**Goal of the exercise:** Copy out the entries below in full and exactly.

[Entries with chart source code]

□ □ □ □ □

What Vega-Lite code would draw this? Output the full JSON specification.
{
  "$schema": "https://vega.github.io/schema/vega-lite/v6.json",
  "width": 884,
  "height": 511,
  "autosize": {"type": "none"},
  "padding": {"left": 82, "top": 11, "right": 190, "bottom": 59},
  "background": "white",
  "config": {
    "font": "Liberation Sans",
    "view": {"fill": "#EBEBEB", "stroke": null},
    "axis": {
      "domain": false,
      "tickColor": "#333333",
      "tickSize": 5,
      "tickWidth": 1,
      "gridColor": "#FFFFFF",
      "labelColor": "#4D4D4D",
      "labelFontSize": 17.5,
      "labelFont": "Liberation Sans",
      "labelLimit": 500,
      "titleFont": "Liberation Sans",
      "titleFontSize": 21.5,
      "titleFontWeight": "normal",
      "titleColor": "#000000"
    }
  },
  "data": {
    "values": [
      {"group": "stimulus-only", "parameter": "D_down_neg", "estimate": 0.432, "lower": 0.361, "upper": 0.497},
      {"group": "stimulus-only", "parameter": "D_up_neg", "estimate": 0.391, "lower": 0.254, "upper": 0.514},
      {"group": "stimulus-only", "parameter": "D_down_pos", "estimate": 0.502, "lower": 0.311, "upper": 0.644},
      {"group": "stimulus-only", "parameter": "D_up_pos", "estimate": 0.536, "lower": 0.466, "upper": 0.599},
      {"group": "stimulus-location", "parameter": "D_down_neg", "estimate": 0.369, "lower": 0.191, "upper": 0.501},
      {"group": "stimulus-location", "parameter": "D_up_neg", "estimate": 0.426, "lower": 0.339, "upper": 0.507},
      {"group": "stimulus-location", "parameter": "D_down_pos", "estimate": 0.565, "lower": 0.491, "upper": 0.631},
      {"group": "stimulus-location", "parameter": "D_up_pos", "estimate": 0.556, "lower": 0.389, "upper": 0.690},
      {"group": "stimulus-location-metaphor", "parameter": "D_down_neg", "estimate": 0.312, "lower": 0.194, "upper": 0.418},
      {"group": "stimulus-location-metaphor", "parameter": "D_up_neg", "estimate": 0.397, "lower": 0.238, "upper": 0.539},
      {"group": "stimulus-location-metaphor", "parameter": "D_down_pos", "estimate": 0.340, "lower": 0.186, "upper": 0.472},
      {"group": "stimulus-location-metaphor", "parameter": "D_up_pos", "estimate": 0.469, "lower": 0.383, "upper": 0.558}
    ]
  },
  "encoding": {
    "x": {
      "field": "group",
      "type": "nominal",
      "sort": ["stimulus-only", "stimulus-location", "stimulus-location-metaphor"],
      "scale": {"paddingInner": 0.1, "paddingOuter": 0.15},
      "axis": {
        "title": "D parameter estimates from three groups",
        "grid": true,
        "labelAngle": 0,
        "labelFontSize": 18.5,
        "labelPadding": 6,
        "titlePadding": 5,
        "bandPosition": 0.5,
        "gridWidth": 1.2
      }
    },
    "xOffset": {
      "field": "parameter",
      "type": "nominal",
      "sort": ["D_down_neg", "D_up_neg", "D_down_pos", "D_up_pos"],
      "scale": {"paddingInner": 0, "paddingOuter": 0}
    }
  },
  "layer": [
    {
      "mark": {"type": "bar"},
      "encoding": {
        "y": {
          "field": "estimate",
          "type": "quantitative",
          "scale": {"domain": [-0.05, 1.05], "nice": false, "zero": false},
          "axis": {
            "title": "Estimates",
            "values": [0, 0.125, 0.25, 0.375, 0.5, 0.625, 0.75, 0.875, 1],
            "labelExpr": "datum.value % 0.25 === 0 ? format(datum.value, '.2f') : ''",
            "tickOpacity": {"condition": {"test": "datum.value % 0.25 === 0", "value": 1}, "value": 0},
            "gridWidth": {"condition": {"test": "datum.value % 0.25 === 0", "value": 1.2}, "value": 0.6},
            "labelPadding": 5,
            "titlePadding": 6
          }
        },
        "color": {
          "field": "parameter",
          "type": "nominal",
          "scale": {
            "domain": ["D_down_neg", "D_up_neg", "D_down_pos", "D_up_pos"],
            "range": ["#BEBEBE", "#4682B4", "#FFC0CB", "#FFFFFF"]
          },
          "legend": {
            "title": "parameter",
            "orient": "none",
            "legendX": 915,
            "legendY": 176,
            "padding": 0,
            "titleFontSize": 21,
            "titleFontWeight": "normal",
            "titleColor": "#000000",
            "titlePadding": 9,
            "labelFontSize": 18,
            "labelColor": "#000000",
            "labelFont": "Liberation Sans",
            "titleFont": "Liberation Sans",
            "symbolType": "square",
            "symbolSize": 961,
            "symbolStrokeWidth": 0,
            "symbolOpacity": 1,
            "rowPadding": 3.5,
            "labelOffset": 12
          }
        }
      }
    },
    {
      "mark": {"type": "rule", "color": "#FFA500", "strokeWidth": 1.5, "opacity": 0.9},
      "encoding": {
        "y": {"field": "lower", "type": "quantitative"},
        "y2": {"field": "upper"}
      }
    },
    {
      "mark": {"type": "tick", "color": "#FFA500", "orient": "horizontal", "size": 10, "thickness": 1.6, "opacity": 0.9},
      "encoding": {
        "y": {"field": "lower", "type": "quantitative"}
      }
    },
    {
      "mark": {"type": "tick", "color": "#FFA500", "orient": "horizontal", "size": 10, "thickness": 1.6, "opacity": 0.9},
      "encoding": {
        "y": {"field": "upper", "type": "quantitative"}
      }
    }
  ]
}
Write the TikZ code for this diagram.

□ □ □ □ □

**Result:**
What Vega-Lite code would draw this? Output the full JSON specification.
{
  "$schema": "https://vega.github.io/schema/vega-lite/v6.json",
  "width": 884,
  "height": 511,
  "autosize": {"type": "none"},
  "padding": {"left": 82, "top": 11, "right": 190, "bottom": 59},
  "background": "white",
  "config": {
    "font": "Liberation Sans",
    "view": {"fill": "#EBEBEB", "stroke": null},
    "axis": {
      "domain": false,
      "tickColor": "#333333",
      "tickSize": 5,
      "tickWidth": 1,
      "gridColor": "#FFFFFF",
      "labelColor": "#4D4D4D",
      "labelFontSize": 17.5,
      "labelFont": "Liberation Sans",
      "labelLimit": 500,
      "titleFont": "Liberation Sans",
      "titleFontSize": 21.5,
      "titleFontWeight": "normal",
      "titleColor": "#000000"
    }
  },
  "data": {
    "values": [
      {"group": "stimulus-only", "parameter": "D_down_neg", "estimate": 0.432, "lower": 0.361, "upper": 0.497},
      {"group": "stimulus-only", "parameter": "D_up_neg", "estimate": 0.391, "lower": 0.254, "upper": 0.514},
      {"group": "stimulus-only", "parameter": "D_down_pos", "estimate": 0.502, "lower": 0.311, "upper": 0.644},
      {"group": "stimulus-only", "parameter": "D_up_pos", "estimate": 0.536, "lower": 0.466, "upper": 0.599},
      {"group": "stimulus-location", "parameter": "D_down_neg", "estimate": 0.369, "lower": 0.191, "upper": 0.501},
      {"group": "stimulus-location", "parameter": "D_up_neg", "estimate": 0.426, "lower": 0.339, "upper": 0.507},
      {"group": "stimulus-location", "parameter": "D_down_pos", "estimate": 0.565, "lower": 0.491, "upper": 0.631},
      {"group": "stimulus-location", "parameter": "D_up_pos", "estimate": 0.556, "lower": 0.389, "upper": 0.690},
      {"group": "stimulus-location-metaphor", "parameter": "D_down_neg", "estimate": 0.312, "lower": 0.194, "upper": 0.418},
      {"group": "stimulus-location-metaphor", "parameter": "D_up_neg", "estimate": 0.397, "lower": 0.238, "upper": 0.539},
      {"group": "stimulus-location-metaphor", "parameter": "D_down_pos", "estimate": 0.340, "lower": 0.186, "upper": 0.472},
      {"group": "stimulus-location-metaphor", "parameter": "D_up_pos", "estimate": 0.469, "lower": 0.383, "upper": 0.558}
    ]
  },
  "encoding": {
    "x": {
      "field": "group",
      "type": "nominal",
      "sort": ["stimulus-only", "stimulus-location", "stimulus-location-metaphor"],
      "scale": {"paddingInner": 0.1, "paddingOuter": 0.15},
      "axis": {
        "title": "D parameter estimates from three groups",
        "grid": true,
        "labelAngle": 0,
        "labelFontSize": 18.5,
        "labelPadding": 6,
        "titlePadding": 5,
        "bandPosition": 0.5,
        "gridWidth": 1.2
      }
    },
    "xOffset": {
      "field": "parameter",
      "type": "nominal",
      "sort": ["D_down_neg", "D_up_neg", "D_down_pos", "D_up_pos"],
      "scale": {"paddingInner": 0, "paddingOuter": 0}
    }
  },
  "layer": [
    {
      "mark": {"type": "bar"},
      "encoding": {
        "y": {
          "field": "estimate",
          "type": "quantitative",
          "scale": {"domain": [-0.05, 1.05], "nice": false, "zero": false},
          "axis": {
            "title": "Estimates",
            "values": [0, 0.125, 0.25, 0.375, 0.5, 0.625, 0.75, 0.875, 1],
            "labelExpr": "datum.value % 0.25 === 0 ? format(datum.value, '.2f') : ''",
            "tickOpacity": {"condition": {"test": "datum.value % 0.25 === 0", "value": 1}, "value": 0},
            "gridWidth": {"condition": {"test": "datum.value % 0.25 === 0", "value": 1.2}, "value": 0.6},
            "labelPadding": 5,
            "titlePadding": 6
          }
        },
        "color": {
          "field": "parameter",
          "type": "nominal",
          "scale": {
            "domain": ["D_down_neg", "D_up_neg", "D_down_pos", "D_up_pos"],
            "range": ["#BEBEBE", "#4682B4", "#FFC0CB", "#FFFFFF"]
          },
          "legend": {
            "title": "parameter",
            "orient": "none",
            "legendX": 915,
            "legendY": 176,
            "padding": 0,
            "titleFontSize": 21,
            "titleFontWeight": "normal",
            "titleColor": "#000000",
            "titlePadding": 9,
            "labelFontSize": 18,
            "labelColor": "#000000",
            "labelFont": "Liberation Sans",
            "titleFont": "Liberation Sans",
            "symbolType": "square",
            "symbolSize": 961,
            "symbolStrokeWidth": 0,
            "symbolOpacity": 1,
            "rowPadding": 3.5,
            "labelOffset": 12
          }
        }
      }
    },
    {
      "mark": {"type": "rule", "color": "#FFA500", "strokeWidth": 1.5, "opacity": 0.9},
      "encoding": {
        "y": {"field": "lower", "type": "quantitative"},
        "y2": {"field": "upper"}
      }
    },
    {
      "mark": {"type": "tick", "color": "#FFA500", "orient": "horizontal", "size": 10, "thickness": 1.6, "opacity": 0.9},
      "encoding": {
        "y": {"field": "lower", "type": "quantitative"}
      }
    },
    {
      "mark": {"type": "tick", "color": "#FFA500", "orient": "horizontal", "size": 10, "thickness": 1.6, "opacity": 0.9},
      "encoding": {
        "y": {"field": "upper", "type": "quantitative"}
      }
    }
  ]
}
Write the TikZ code for this diagram.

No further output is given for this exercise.